* [Work instructions]: Sift the material for lines containing "that", and return them.

* [Recorded data]:
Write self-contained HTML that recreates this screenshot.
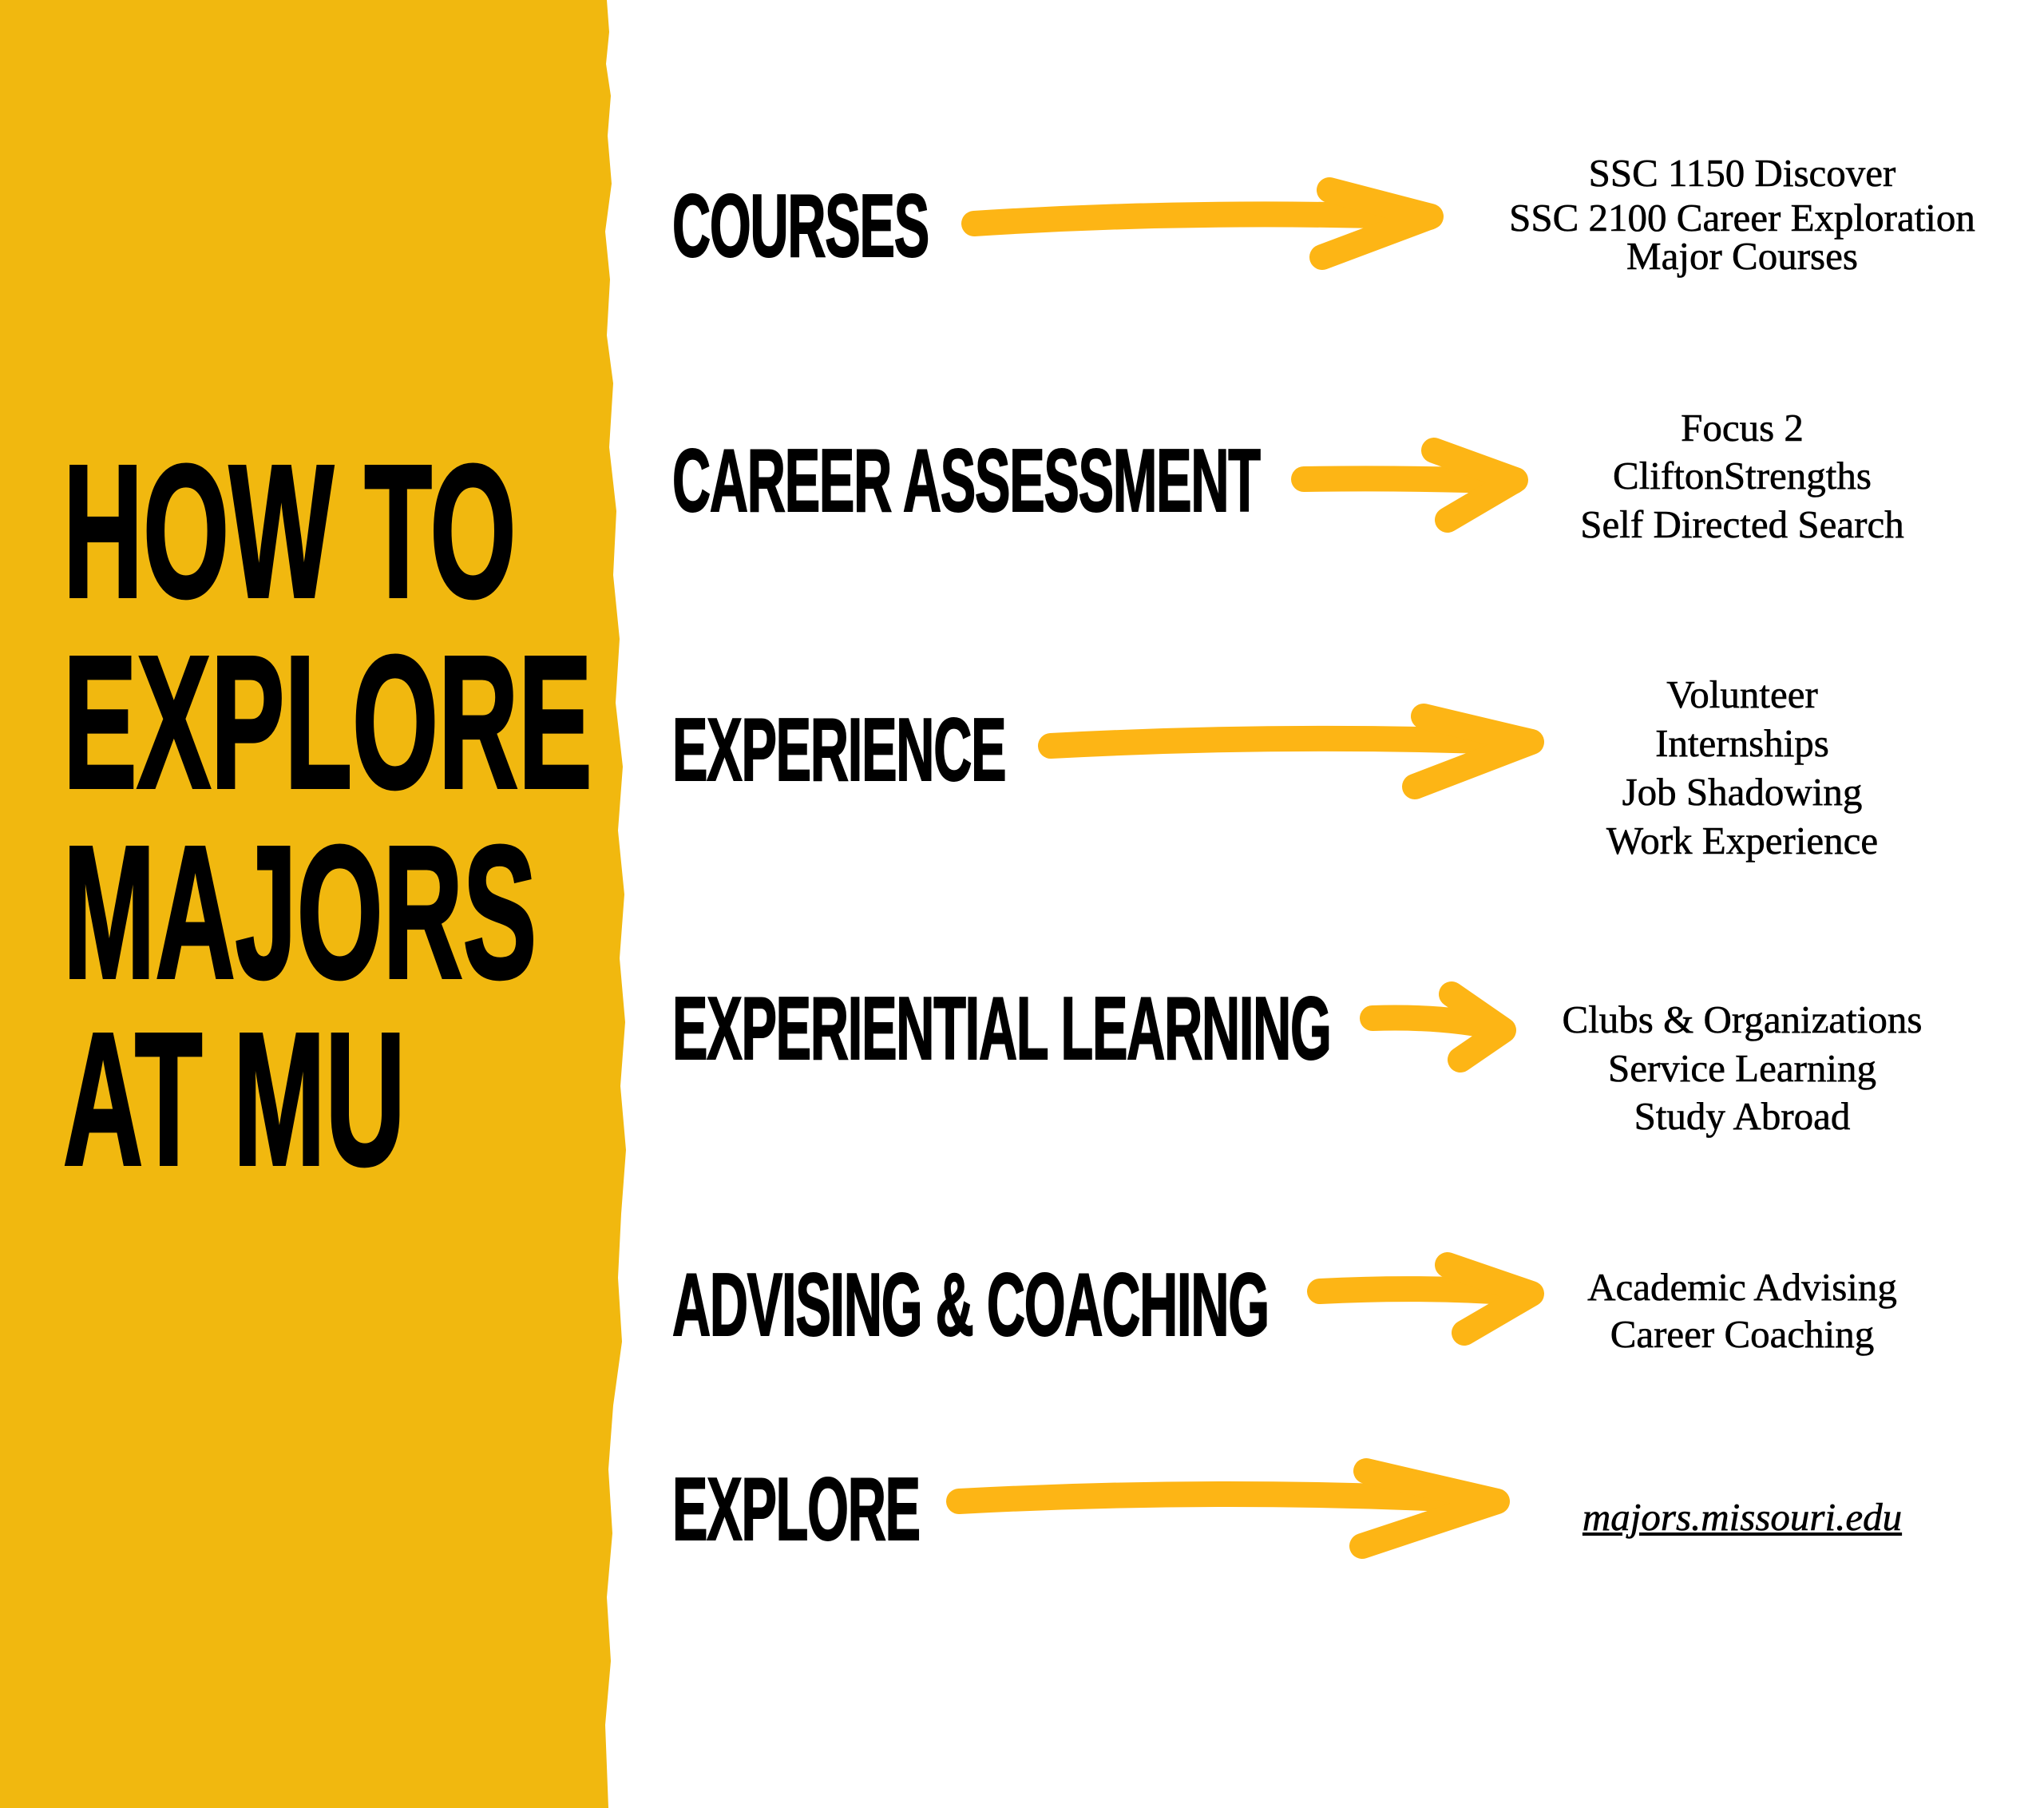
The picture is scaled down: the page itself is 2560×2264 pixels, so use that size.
<!DOCTYPE html>
<html><head><meta charset="utf-8"><style>
html,body{margin:0;padding:0;background:#fff}
#c{position:relative;width:2560px;height:2264px;overflow:hidden;background:#fff}
.t{position:absolute;left:79px;font-family:"Liberation Sans",sans-serif;font-weight:bold;font-size:237px;line-height:1;color:#000;transform-origin:0 0;transform:scaleX(0.585);white-space:nowrap;-webkit-text-stroke:4px #000}
.l{position:absolute;left:842px;font-family:"Liberation Sans",sans-serif;font-weight:bold;font-size:111px;line-height:1;color:#000;transform-origin:0 0;transform:scaleX(0.6);white-space:nowrap;letter-spacing:-2px;-webkit-text-stroke:2px #000}
.r{position:absolute;left:1882px;width:600px;text-align:center;font-family:"Liberation Serif",serif;font-size:49px;line-height:1;color:#000;white-space:nowrap;-webkit-text-stroke:0.6px #000}
</style></head><body><div id="c">
<svg width="2560" height="2264" style="position:absolute;left:0;top:0">
<polygon fill="#F1B80F" points="0,0 760,0 763,40 759,80 765,120 761,170 766,230 758,290 764,350 760,420 768,480 763,560 772,640 768,720 776,800 771,880 780,960 774,1040 782,1120 776,1200 783,1280 777,1360 784,1440 778,1520 774,1600 779,1680 768,1760 762,1840 767,1920 760,2000 765,2080 758,2160 762,2264 0,2264"/>
<g fill="none" stroke="#FDB515" stroke-width="32" stroke-linecap="round" stroke-linejoin="round">
<path d="M1220,280 Q1500,262 1790,272"/><path d="M1665,238 L1792,271 L1656,322"/>
<path d="M1633,600 Q1770,598 1895,603"/><path d="M1796,564 L1898,601 L1813,651"/>
<path d="M1316,934 Q1620,918 1915,930"/><path d="M1783,897 L1918,929 L1772,985"/>
<path d="M1719,1275 Q1810,1272 1880,1288"/><path d="M1818,1245 L1883,1290 L1829,1327"/>
<path d="M1653,1617 Q1790,1610 1915,1620"/><path d="M1813,1584 L1918,1620 L1834,1669"/>
<path d="M1201,1880 Q1540,1862 1872,1880"/><path d="M1711,1842 L1875,1880 L1706,1936"/>
</g>
</svg>
<div class="t" style="top:547px">HOW TO</div>
<div class="t" style="top:786px">EXPLORE</div>
<div class="t" style="top:1024px">MAJORS</div>
<div class="t" style="top:1258px">AT MU</div>
<div class="l" style="top:228px">COURSES</div>
<div class="l" style="top:547px">CAREER ASSESSMENT</div>
<div class="l" style="top:884px">EXPERIENCE</div>
<div class="l" style="top:1233px">EXPERIENTIAL LEARNING</div>
<div class="l" style="top:1579px">ADVISING &amp; COACHING</div>
<div class="l" style="top:1835px">EXPLORE</div>
<div class="r" style="top:192px">SSC 1150 Discover</div>
<div class="r" style="top:248px">SSC 2100 Career Exploration</div>
<div class="r" style="top:296px">Major Courses</div>
<div class="r" style="top:511px">Focus 2</div>
<div class="r" style="top:571px">CliftonStrengths</div>
<div class="r" style="top:632px">Self Directed Search</div>
<div class="r" style="top:845px">Volunteer</div>
<div class="r" style="top:906px">Internships</div>
<div class="r" style="top:967px">Job Shadowing</div>
<div class="r" style="top:1028px">Work Experience</div>
<div class="r" style="top:1252px">Clubs &amp; Organizations</div>
<div class="r" style="top:1313px">Service Learning</div>
<div class="r" style="top:1373px">Study Abroad</div>
<div class="r" style="top:1587px">Academic Advising</div>
<div class="r" style="top:1646px">Career Coaching</div>
<div class="r" style="top:1875px;font-style:italic;text-decoration:underline">majors.missouri.edu</div>
</div></body></html>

* [Solution]:
Write self-contained HTML that recreates this screenshot.
The picture is scaled down: the page itself is 2560×2264 pixels, so use that size.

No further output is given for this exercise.